DavidS - Feb 11, 2005 10:08:25 am PST #6329 of 10002
"Look, son, if it's good enough for Shirley Bassey, it's good enough for you."

I'm in HR - I know everybody's salary, including my bosses and co-workers. Because I'm in the attorney biz, I also have a pretty good idea of what bon bon is making. Though that's not hard to find either since you can go to places like Vault.com or the Greedy Attorney website and see them all comparing notes.


Sue - Feb 11, 2005 10:10:49 am PST #6330 of 10002
hip deep in pie

In NYC, too. "How much are you paying?" is one of the first things you ask when you walk into someone's apartment.

See, this is totally what I'm like, and I've found some people get weird.


Noumenon - Feb 11, 2005 10:11:16 am PST #6331 of 10002
No other candidate is asking the hard questions, like "Did geophysicists assassinate Jim Henson?" or "Why is there hydrogen in America's water supply?" --defective yeti

The taboo about disclosing salaries has its weak points -- unequal information between labor and management, difficulty identifying better work opportunities.
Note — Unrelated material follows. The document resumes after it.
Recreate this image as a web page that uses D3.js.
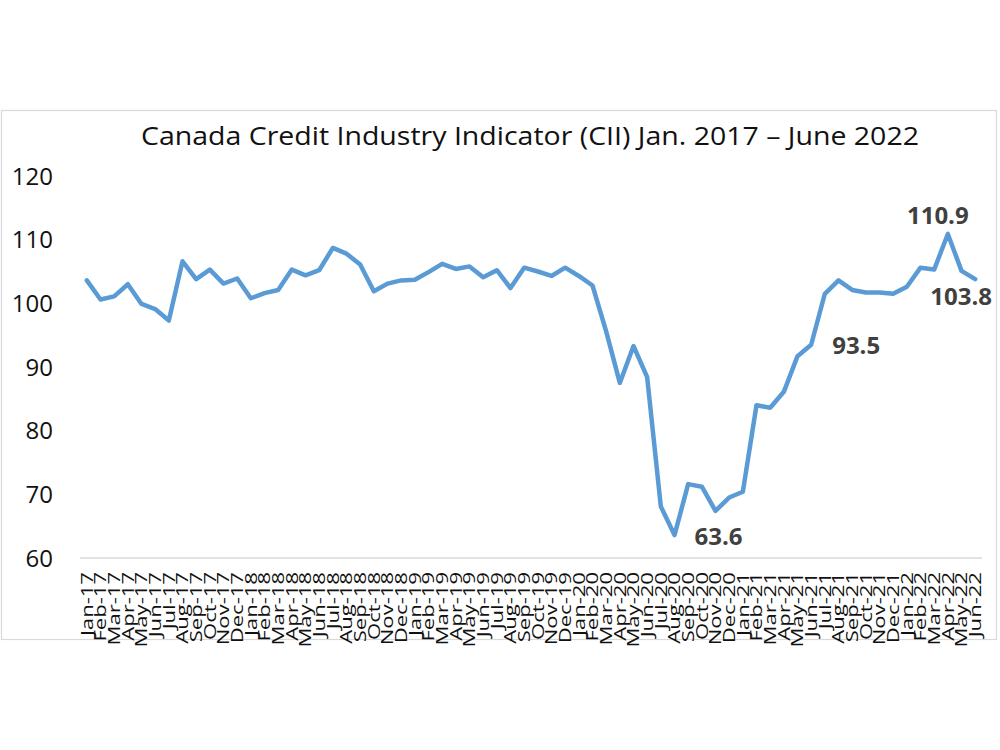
<!DOCTYPE html>
<html lang="en">
<head>
<meta charset="UTF-8">
<title>Canada Credit Industry Indicator</title>
<style>
  body { margin: 0; background: #fff; }
  text { font-family: "Open Sans", "Liberation Sans", sans-serif; }
</style>
</head>
<body>
<script src="https://cdn.jsdelivr.net/npm/d3@7"></script>
<script>
// monthly labels Jan-17 .. Jun-22
var months = ["Jan","Feb","Mar","Apr","May","Jun","Jul","Aug","Sep","Oct","Nov","Dec"];
var years = ["17","18","19","20","21","22"];
var categories = [];
years.forEach(function(y){
  months.forEach(function(m){
    if (!(y === "22" && months.indexOf(m) > 5)) categories.push(m + "-" + y);
  });
});

// CII values
var cii = [
  103.6, 100.6, 101.1, 103.0, 99.9, 99.1, 97.3, 106.6, 103.8, 105.3, 103.1, 103.9,
  100.8, 101.6, 102.1, 105.3, 104.4, 105.2, 108.7, 107.8, 106.1, 101.9, 103.1, 103.6,
  103.7, 104.9, 106.2, 105.4, 105.8, 104.1, 105.2, 102.4, 105.6, 105.0, 104.3, 105.6,
  104.3, 102.8, 95.6, 87.5, 93.3, 88.4, 68.1, 63.6, 71.6, 71.2, 67.4, 69.5,
  70.4, 84.0, 83.6, 86.1, 91.7, 93.5, 101.5, 103.6, 102.1, 101.7, 101.7, 101.5,
  102.6, 105.6, 105.3, 110.9, 105.1, 103.8
];

var yTicks = [60, 70, 80, 90, 100, 110, 120];
var labelled = ["Aug-20", "Jun-21", "Apr-22", "Jun-22"];

var width = 1000, height = 750;
var svg = d3.select("body").append("svg").attr("width", width).attr("height", height);

// chart frame
svg.append("rect").attr("x", 1.5).attr("y", 110.5).attr("width", 995).attr("height", 529)
  .attr("fill", "#fff").attr("stroke", "#d9d9d9").attr("stroke-width", 1.2);

svg.append("text").attr("x", 530).attr("y", 145).attr("text-anchor", "middle")
  .attr("font-size", 26).attr("fill", "#111")
  .attr("textLength", 778).attr("lengthAdjust", "spacingAndGlyphs")
  .text("Canada Credit Industry Indicator (CII) Jan. 2017 \u2013 June 2022");

var x = d3.scaleBand().domain(categories).range([80, 982]);
var y = d3.scaleLinear().domain([60, 120]).range([558, 176]);
var cx = function(c){ return x(c) + x.bandwidth() / 2; };

// y labels (no axis line, no ticks)
svg.append("g").selectAll("text").data(yTicks).enter().append("text")
  .attr("x", 53).attr("y", function(d){ return y(d); }).attr("dy", "0.36em")
  .attr("text-anchor", "end").attr("font-size", 24).attr("fill", "#111")
  .text(function(d){ return d; });

// bottom axis line
svg.append("line").attr("x1", 80).attr("x2", 982).attr("y1", y(60)).attr("y2", y(60))
  .attr("stroke", "#d9d9d9").attr("stroke-width", 1.3);

// x labels, rotated
svg.append("g").selectAll("text").data(categories).enter().append("text")
  .attr("transform", function(d){ return "translate(" + cx(d) + ",572) rotate(-90) scale(1.38,1)"; })
  .attr("dy", "0.36em").attr("text-anchor", "end").attr("font-size", 16).attr("fill", "#111")
  .text(function(d){ return d; });

var line = d3.line()
  .x(function(d, i){ return cx(categories[i]); })
  .y(function(d){ return y(d); });

svg.append("path").datum(cii).attr("d", line)
  .attr("fill", "none").attr("stroke", "#5b9bd5").attr("stroke-width", 4.5)
  .attr("stroke-linejoin", "round").attr("stroke-linecap", "round");

// data labels
var place = {
  "Aug-20": { dx: 20, dy: 10, anchor: "start" },
  "Jun-21": { dx: 21, dy: 9, anchor: "start" },
  "Apr-22": { dx: -10, dy: -10, anchor: "middle" },
  "Jun-22": { dx: -14, dy: 26, anchor: "middle" }
};
svg.append("g").selectAll("text").data(labelled).enter().append("text")
  .attr("x", function(d){ return cx(d) + place[d].dx; })
  .attr("y", function(d){ return y(cii[categories.indexOf(d)]) + place[d].dy; })
  .attr("text-anchor", function(d){ return place[d].anchor; })
  .attr("font-size", 24).attr("font-weight", "bold").attr("fill", "#404040")
  .text(function(d){ return cii[categories.indexOf(d)].toFixed(1); });
</script>
</body>
</html>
It's not pleasant or efficient to have a store where only the manager knows all the prices and can charge each person different without their knowing, so why should the labor market be different? I know, salary is status and revealing it causes a lot of envy, but it would cut down on the amount of wasteful purchasing people have to do to signal higher status or try to fake it.

It also might do something about discrimination. For example, you can see something's wrong just from the averages, where the median salary for a single male is $26,700 and for a single female is $18,160. If you could see that kind of discrepancy at an individual level with people in your workplace, it could never last.


Allyson - Feb 11, 2005 10:11:57 am PST #6332 of 10002
Wait, is this real-world child support, where the money goes to buy food for the kids, or MRA fantasyland child support where the women just buy Ferraris and cocaine? -Jessica

Salary: 41K
Rent: 800 per month
Debt: 21K

Not giving a rat's ass who knows?

Priceless.

I mean, I tell you people when I have earwax the size of a roach making me deaf. Why should I care about something as ridiculous as this? You know what I do for a living, some of you have seen the small box I live in and the car I drive, so, I mean, really?